Аслан и Людмила (Вересов) - страница 160

А днем… Днем она иногда даже не хотела, чтобы что-то в их отношениях определялось. Днем ей хотелось работать. И пока не вышел срок годности этой гремучей смеси ожидания, острой привязанности и болезненной несправедливости, она старалась успеть. Успеть использовать этот динамит в качестве топлива для вдохновения. Было в этом что-то нечистое. Так же, как в том, что актерам иногда приходится ворошить свои самые тяжкие воспоминания для того, чтобы хорошо сыграть роль. Какая-то спекуляция на живой крови. Но сухим кормом искусство не питается. Оно топится реальными страстями.

Она желала его видеть. Страстно. А потому мешала свои краски и пыталась вызволить его на свет, чтобы заглянуть в его атомные глаза.


Они вышли из Левшиновского подъезда. И тут Мила остановилась, как вкопанная. На обочине стояла его машина. А он сидел за рулем. Она просто не могла поверить, что он сидит и ждет. На него это было так не похоже…

Она тронула Настю за руку и сказала ей:

— Иди одна. Я, кажется, не смогу, Наська. Прости.

Сказала таким голосом, что никаких лишних вопросов у Насти не возникло. Она соображала быстро. Только проследила за взглядом подруги и тут же все поняла.

— Ни пуха…

— К черту…

Она подошла к машине. Встала, положив свою папку на капот, и смотрела на него прямо через лобовое стекло.

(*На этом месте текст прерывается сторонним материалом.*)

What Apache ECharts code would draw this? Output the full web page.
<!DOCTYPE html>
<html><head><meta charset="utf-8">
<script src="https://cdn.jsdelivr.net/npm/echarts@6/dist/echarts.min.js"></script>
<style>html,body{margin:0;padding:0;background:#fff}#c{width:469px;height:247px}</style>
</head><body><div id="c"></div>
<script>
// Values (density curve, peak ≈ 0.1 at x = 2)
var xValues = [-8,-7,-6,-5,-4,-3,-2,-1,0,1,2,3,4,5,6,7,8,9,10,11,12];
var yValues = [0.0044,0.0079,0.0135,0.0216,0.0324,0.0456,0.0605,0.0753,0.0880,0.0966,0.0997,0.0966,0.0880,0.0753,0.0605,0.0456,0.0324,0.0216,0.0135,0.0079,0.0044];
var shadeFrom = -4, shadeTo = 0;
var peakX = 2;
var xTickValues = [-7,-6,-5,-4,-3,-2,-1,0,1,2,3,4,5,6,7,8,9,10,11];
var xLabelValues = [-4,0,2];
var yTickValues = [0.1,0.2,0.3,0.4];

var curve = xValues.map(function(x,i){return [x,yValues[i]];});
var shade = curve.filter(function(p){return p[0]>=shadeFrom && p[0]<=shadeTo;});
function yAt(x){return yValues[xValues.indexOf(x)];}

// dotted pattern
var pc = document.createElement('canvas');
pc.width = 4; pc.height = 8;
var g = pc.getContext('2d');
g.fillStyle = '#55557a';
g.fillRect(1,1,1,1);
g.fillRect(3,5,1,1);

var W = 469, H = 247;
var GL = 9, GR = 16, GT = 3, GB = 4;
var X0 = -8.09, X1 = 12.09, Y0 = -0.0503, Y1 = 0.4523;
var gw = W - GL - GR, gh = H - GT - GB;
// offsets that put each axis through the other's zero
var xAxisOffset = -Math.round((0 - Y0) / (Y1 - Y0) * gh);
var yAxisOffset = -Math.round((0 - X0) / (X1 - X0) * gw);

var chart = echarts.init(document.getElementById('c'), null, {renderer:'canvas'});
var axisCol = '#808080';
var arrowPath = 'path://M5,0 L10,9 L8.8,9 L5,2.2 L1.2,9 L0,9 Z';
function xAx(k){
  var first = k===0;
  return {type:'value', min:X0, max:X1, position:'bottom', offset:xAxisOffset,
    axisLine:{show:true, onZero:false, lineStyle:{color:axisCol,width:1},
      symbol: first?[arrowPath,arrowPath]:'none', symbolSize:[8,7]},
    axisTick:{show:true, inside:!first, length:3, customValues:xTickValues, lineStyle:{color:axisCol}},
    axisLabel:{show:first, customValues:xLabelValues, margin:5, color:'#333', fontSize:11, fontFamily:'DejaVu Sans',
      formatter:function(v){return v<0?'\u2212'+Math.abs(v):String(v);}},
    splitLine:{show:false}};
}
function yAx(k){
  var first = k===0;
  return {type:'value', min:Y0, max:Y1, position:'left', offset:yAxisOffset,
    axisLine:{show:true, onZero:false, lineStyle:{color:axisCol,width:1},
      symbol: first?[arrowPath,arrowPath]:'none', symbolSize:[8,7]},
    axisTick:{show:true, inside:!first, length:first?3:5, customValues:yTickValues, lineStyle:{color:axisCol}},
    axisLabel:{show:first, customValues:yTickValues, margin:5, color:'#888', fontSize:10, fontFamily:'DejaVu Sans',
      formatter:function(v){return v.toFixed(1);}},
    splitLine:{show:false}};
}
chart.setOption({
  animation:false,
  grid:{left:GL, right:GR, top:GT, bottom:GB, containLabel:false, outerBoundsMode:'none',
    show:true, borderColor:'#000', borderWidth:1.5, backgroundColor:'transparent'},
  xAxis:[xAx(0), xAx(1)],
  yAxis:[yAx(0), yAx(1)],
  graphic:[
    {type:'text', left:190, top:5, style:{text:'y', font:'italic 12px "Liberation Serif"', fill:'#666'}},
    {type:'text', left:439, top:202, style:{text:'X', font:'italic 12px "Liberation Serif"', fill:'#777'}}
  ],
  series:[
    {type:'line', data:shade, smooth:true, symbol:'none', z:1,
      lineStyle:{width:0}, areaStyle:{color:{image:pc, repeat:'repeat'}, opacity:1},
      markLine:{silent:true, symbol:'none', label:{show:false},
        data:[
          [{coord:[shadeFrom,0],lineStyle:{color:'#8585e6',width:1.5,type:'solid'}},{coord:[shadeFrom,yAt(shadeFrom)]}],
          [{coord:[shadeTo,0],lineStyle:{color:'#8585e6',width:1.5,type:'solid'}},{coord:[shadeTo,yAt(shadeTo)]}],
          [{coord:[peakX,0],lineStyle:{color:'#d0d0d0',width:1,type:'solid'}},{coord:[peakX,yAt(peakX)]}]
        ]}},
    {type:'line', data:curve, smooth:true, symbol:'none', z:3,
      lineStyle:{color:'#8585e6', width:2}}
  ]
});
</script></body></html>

И он на нее смотрел. Долго.

Она противиться не смела,
Слабела, таяла, горела
От неизвестного огня,
Как белый снег от взоров дня!

А потом он потянулся к той двери, в которую ей надлежало сесть, и открыл ее. Выходить не стал. Просто кивнул головой. Садись, мол. И она села. Молча. Зачем они — тысячи слов? Ей казалось, что она уже научилась молчать правильно и осмысленно.

— Позвони матери. Скажи, что ночевать домой не приедешь, — сказал он.

И только потом повернулся к ней и посмотрел в глаза.

Что-то в его взгляде поменялось. Мерцали в нем какие-то угли готовых разгореться страстей. И от размаха возможных бедствий, которые обещали ей эти глаза, Миле стало по-настоящему страшно.

Она судорожно вцепилась в висящий на шее телефон и зачем-то стала набирать цифры вручную, забыв о том, что это можно было бы сделать гораздо проще, в одно касание. Откашлялась. Ей показалось, что она не говорила год. И постаралась сделать так, чтобы голос ее не выдал того, что с ней на самом деле происходило.

— Мамуля, привет! Я сегодня домой не приеду. Останусь у Насти. Нам надо тут кое-что сделать. Хорошо. Я еще позвоню. Целую.

Она закончила. Взглянула на него несмело. Он чуть заметно сузил глаза и покачал головой. Она поняла. Не нравилось ему, когда она так легко врала. Но сам ведь просил. Просил? Разве он о чем-нибудь ее вообще просит? Велит — это гораздо вернее.